The issue of what Einstein did and didn’t say about the existence of God (Letters, Oct. 6 and Nov. 17) is of minor historical interest. Of most importance is the fact that modern science largely supports Stan Stevenson ’53’s recollection of what Einstein said about God in the University Chapel in the spring of 1952; that indeed, “It’s all too perfect for there not to be something.”

Christopher E. Smith ’73
Burlington, N.C.

Date Posted: November 26, 2004

May I offer another observation of Albert Einstein’s religious faith?

In either 1942 or 1943 the Princeton Chapel Choir presented Bach’s The Passion According to St. John, both at Princeton and in Carnegie Hall. On the night of a final dress rehearsal, Dr. Einstein joined a few of us, and we sat late into the night discussing the music, its meaning, scripture, and Einstein’s perception of creation and a creator, both beginning and ongoing.

He discussed his perception of the universe that certainly almost demanded a power that he was willing to equate with a non-personal God. His views are expressed in depth in his book Albert Einstein, Out of My Later Years, first published the year after his death. It is wonderful reading. Rather than try to summarize its essence, I suggest that it be read. I leave you with one quote: “Science without religion is lame; religion without science is blind.”

Garth K. Graham ’45
West Chester, Pa

Date Posted: November 17, 2004

Jeffrey Shallit ’79 has criticized my synopsis of Albert Einstein's remarks during a University Chapel service (Letters, Nov. 3). As his authority, Shallitt has quoted from an Einstein letter written two years after the Chapel service.

With respect, Einstein's letter seems more to corroborate, rather than negate, my version of what Einstein said on the earlier occasion.

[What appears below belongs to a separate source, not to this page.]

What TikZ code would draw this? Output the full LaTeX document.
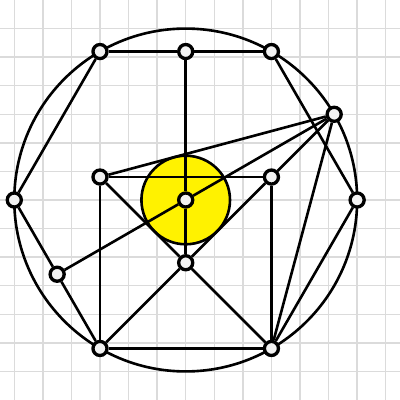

In Einstein's letter he clearly acknowledged something in himself “which (could) be called religious” based on his “unbounded admiration for the structure of the world so far as our science can reveal it.” Einstein's awe was reflected in his Chapel remarks which, as my earlier letter (Oct. 6) noted, was to the effect that “it’s all too perfect for there not to be ‘something.’” That “something” I called “God.” Einstein did not himself use the “G” word.

If that was not clear to Mr. Shallit from my earlier letter, I regret his confusion.